### AIM OF THE TASK
Without the pictures, return exactly the lines from the one with "Recreate this image" through the one with "v_top = [1133, 1293]". Both end lines belong in the copy.
━━━━━━━━
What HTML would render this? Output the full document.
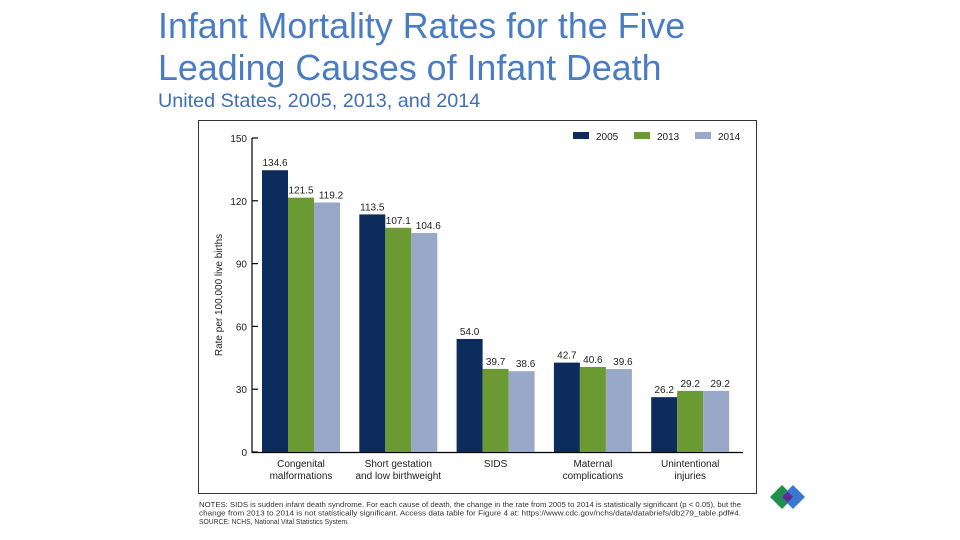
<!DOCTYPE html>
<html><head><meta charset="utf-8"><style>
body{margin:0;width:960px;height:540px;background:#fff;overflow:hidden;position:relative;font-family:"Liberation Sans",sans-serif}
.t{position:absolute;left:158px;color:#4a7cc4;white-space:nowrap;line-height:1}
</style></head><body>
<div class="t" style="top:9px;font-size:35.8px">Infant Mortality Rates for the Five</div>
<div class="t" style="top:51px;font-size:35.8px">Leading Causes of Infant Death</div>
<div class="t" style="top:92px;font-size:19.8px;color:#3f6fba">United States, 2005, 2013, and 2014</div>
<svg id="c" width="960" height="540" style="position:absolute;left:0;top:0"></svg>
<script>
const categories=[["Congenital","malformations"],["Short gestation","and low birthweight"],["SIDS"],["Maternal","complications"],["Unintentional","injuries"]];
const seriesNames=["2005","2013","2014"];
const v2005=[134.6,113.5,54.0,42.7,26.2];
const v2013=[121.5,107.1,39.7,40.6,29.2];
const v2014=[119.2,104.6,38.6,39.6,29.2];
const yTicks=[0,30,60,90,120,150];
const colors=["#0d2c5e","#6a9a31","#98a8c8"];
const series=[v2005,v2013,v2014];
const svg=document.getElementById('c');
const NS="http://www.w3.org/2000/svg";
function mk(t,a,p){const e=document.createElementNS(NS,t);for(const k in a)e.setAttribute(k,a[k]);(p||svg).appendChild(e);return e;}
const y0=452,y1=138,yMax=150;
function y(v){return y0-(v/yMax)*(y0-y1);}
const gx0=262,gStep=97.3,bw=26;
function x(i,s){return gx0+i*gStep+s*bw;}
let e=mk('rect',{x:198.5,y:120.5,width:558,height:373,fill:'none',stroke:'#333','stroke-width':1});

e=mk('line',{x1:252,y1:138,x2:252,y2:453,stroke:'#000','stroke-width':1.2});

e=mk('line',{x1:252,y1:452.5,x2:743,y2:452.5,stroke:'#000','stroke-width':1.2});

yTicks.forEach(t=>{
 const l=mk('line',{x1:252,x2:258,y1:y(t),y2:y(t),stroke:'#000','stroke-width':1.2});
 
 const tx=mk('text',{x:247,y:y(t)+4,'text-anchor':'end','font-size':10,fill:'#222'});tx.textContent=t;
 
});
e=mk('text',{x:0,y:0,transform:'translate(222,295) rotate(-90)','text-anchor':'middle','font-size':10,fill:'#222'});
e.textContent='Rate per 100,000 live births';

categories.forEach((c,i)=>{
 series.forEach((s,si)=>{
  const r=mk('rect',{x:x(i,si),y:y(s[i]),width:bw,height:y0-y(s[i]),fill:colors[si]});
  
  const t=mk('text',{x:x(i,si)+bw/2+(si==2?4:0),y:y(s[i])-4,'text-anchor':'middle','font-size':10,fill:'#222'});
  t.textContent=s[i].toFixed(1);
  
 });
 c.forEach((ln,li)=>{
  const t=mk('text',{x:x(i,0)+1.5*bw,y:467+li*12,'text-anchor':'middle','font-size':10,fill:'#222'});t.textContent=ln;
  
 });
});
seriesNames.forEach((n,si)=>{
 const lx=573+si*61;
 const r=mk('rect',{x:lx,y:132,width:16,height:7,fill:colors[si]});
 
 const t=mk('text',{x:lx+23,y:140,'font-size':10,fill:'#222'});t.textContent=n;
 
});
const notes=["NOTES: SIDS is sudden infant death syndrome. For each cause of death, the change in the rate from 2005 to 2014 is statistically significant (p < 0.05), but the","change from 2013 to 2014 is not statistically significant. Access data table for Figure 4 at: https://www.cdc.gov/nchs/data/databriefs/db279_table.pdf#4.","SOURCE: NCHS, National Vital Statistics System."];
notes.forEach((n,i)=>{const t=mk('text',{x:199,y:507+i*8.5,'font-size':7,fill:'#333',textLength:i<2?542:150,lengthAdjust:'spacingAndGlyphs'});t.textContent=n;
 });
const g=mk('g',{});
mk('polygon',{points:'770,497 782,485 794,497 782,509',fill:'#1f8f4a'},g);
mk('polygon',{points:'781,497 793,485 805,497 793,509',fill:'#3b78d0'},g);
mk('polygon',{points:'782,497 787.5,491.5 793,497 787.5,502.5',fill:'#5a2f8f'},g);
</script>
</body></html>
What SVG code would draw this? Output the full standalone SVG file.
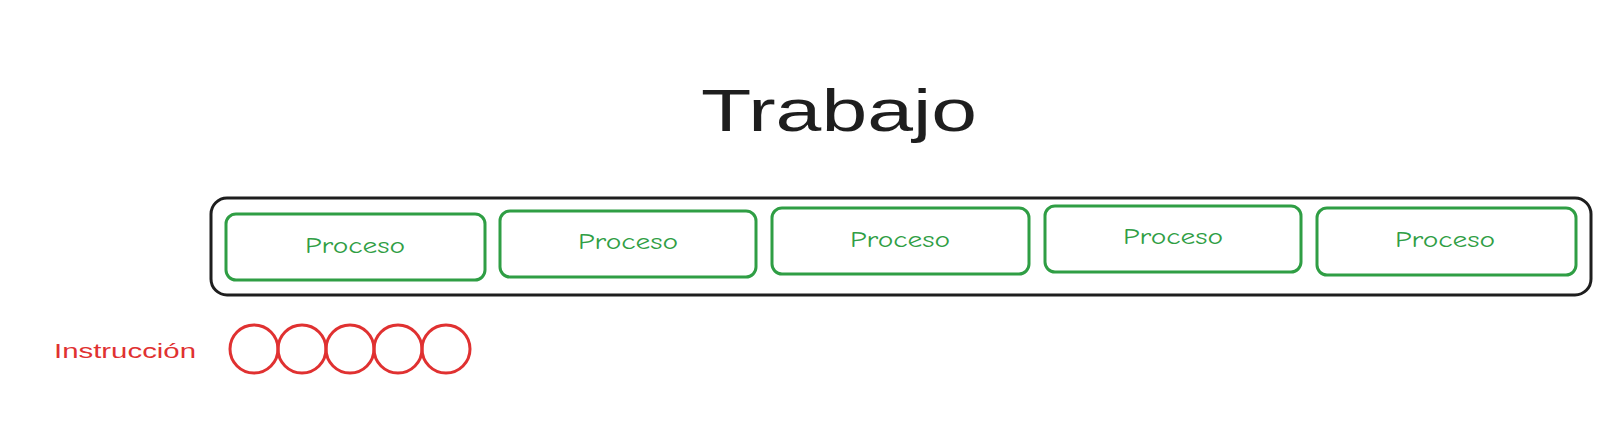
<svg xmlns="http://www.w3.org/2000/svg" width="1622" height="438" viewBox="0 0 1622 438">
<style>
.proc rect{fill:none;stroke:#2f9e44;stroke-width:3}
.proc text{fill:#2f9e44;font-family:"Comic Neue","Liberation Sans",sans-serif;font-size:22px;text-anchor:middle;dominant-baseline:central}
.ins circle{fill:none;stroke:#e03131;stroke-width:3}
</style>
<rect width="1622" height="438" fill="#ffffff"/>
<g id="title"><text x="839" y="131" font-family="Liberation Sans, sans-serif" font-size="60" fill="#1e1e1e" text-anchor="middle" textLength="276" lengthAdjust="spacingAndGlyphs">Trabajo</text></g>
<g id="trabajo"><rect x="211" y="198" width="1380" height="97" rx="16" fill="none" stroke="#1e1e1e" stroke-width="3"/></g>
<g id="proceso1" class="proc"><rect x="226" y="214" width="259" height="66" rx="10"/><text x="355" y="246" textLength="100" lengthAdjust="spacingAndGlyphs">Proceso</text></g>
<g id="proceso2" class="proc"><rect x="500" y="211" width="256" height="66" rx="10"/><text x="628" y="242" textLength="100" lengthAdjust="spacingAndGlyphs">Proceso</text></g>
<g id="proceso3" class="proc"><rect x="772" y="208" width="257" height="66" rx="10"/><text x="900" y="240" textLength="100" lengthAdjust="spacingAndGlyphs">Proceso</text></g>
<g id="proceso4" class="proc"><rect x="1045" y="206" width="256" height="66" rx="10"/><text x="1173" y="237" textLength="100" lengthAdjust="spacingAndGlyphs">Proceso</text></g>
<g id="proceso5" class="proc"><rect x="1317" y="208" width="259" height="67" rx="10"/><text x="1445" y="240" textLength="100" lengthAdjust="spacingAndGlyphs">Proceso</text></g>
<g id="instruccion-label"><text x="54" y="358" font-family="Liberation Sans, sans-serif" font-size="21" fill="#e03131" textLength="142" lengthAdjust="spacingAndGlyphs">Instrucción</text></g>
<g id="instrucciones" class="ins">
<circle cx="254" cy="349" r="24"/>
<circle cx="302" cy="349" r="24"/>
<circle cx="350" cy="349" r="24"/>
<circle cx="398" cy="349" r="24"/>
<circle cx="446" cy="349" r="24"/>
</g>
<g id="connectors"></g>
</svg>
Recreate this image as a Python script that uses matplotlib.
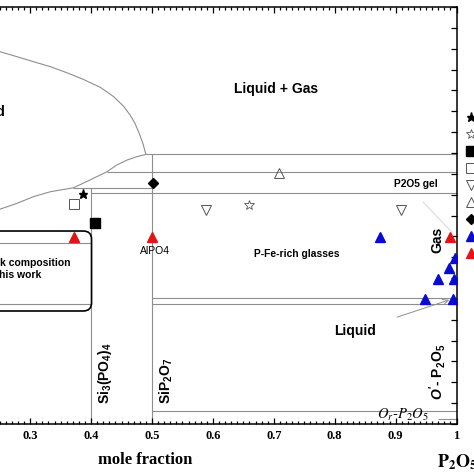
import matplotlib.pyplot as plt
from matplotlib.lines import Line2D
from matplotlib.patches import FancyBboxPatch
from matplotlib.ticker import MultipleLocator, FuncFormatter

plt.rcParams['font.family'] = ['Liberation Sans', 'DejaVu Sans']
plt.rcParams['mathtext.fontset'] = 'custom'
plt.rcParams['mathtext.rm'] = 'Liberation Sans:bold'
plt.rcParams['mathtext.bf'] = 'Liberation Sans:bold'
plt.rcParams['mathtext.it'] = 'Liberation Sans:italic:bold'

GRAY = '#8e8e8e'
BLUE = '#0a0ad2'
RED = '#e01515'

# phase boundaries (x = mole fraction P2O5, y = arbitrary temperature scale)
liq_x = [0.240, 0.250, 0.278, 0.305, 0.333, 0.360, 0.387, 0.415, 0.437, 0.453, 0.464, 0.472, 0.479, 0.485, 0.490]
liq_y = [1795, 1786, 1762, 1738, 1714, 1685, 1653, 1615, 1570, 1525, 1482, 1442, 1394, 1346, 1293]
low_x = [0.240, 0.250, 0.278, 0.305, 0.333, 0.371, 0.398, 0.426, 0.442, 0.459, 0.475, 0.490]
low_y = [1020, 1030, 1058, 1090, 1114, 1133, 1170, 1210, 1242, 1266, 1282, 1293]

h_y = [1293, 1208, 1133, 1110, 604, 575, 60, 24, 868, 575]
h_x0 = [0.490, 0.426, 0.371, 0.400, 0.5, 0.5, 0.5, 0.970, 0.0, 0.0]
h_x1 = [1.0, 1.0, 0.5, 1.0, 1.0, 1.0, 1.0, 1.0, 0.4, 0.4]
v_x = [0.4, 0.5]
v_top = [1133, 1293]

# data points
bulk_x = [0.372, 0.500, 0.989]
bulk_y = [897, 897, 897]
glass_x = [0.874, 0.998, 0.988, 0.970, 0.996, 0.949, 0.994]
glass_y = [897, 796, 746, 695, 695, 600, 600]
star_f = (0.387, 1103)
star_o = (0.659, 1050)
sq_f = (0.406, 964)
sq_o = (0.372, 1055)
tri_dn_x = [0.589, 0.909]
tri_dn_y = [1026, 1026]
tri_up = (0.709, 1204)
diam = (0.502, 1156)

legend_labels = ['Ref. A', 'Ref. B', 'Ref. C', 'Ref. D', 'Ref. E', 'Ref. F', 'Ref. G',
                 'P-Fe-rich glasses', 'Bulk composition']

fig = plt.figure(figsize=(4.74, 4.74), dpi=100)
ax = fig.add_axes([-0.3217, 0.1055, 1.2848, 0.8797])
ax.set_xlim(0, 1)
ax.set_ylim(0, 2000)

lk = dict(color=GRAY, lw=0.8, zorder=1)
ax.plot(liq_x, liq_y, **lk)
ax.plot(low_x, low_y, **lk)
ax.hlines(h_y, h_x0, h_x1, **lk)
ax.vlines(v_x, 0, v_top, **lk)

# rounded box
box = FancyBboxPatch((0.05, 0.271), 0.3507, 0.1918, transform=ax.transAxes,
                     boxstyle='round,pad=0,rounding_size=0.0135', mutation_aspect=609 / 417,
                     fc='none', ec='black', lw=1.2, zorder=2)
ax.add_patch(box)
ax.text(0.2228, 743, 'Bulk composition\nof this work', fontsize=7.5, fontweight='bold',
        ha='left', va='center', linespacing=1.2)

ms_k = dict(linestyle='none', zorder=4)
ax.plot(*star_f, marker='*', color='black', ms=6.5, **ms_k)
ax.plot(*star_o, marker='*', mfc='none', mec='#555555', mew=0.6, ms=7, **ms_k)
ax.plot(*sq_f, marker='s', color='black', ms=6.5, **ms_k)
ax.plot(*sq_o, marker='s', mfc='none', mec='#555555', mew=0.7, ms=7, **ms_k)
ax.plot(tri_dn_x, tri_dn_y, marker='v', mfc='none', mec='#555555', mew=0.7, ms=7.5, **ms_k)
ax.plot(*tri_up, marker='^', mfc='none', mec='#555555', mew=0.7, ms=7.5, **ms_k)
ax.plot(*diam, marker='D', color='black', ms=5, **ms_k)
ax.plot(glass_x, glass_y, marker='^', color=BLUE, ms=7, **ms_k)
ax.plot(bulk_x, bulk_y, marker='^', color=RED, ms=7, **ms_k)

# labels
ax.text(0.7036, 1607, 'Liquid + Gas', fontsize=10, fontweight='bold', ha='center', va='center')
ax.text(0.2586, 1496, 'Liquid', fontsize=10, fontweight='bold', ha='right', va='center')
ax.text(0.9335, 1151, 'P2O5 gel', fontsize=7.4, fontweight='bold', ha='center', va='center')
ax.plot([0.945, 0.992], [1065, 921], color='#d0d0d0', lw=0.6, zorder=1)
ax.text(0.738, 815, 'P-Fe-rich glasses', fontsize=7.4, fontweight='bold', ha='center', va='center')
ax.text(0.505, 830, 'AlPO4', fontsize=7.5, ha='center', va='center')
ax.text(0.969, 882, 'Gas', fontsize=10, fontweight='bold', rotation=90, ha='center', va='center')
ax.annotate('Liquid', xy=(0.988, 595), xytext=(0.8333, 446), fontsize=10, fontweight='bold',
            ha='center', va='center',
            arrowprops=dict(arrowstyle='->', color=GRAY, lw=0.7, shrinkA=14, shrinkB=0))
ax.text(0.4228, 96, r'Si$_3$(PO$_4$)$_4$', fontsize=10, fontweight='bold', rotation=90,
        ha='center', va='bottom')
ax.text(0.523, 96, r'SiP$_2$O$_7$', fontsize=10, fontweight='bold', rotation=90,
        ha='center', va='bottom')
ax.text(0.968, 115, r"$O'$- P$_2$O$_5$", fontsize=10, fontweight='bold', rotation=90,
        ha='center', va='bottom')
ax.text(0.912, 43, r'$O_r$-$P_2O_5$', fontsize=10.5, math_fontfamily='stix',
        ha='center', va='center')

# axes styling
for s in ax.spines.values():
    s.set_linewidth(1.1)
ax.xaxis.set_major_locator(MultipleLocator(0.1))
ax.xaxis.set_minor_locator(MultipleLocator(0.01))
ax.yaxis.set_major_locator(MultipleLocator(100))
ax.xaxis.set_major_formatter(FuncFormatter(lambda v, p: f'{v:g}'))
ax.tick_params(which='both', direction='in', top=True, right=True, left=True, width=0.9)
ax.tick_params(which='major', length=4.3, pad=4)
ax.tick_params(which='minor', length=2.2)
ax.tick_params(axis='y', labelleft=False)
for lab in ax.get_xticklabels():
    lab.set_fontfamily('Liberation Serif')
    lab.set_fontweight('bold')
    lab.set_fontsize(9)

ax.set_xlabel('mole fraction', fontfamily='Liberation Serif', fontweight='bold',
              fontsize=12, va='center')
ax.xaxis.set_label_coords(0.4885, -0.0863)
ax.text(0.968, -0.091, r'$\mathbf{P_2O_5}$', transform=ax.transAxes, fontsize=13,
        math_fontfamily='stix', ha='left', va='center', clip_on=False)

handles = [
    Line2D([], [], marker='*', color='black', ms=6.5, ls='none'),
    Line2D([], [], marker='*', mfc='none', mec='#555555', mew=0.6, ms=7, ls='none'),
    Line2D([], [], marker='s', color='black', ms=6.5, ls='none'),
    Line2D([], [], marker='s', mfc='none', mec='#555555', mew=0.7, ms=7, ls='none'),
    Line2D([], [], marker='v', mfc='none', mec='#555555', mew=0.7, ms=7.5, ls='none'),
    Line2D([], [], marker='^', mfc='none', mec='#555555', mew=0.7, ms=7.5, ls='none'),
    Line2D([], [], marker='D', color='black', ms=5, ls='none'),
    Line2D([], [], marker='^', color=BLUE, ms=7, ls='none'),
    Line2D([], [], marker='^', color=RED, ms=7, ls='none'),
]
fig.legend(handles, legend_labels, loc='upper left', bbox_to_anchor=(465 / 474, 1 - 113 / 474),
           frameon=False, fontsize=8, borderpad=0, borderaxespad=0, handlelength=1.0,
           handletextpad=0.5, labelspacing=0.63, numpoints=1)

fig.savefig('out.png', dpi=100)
━━━━━━━━
### TASK ANSWER
Recreate this image as a Python script that uses matplotlib.
import matplotlib.pyplot as plt
from matplotlib.lines import Line2D
from matplotlib.patches import FancyBboxPatch
from matplotlib.ticker import MultipleLocator, FuncFormatter

plt.rcParams['font.family'] = ['Liberation Sans', 'DejaVu Sans']
plt.rcParams['mathtext.fontset'] = 'custom'
plt.rcParams['mathtext.rm'] = 'Liberation Sans:bold'
plt.rcParams['mathtext.bf'] = 'Liberation Sans:bold'
plt.rcParams['mathtext.it'] = 'Liberation Sans:italic:bold'

GRAY = '#8e8e8e'
BLUE = '#0a0ad2'
RED = '#e01515'

# phase boundaries (x = mole fraction P2O5, y = arbitrary temperature scale)
liq_x = [0.240, 0.250, 0.278, 0.305, 0.333, 0.360, 0.387, 0.415, 0.437, 0.453, 0.464, 0.472, 0.479, 0.485, 0.490]
liq_y = [1795, 1786, 1762, 1738, 1714, 1685, 1653, 1615, 1570, 1525, 1482, 1442, 1394, 1346, 1293]
low_x = [0.240, 0.250, 0.278, 0.305, 0.333, 0.371, 0.398, 0.426, 0.442, 0.459, 0.475, 0.490]
low_y = [1020, 1030, 1058, 1090, 1114, 1133, 1170, 1210, 1242, 1266, 1282, 1293]

h_y = [1293, 1208, 1133, 1110, 604, 575, 60, 24, 868, 575]
h_x0 = [0.490, 0.426, 0.371, 0.400, 0.5, 0.5, 0.5, 0.970, 0.0, 0.0]
h_x1 = [1.0, 1.0, 0.5, 1.0, 1.0, 1.0, 1.0, 1.0, 0.4, 0.4]
v_x = [0.4, 0.5]
v_top = [1133, 1293]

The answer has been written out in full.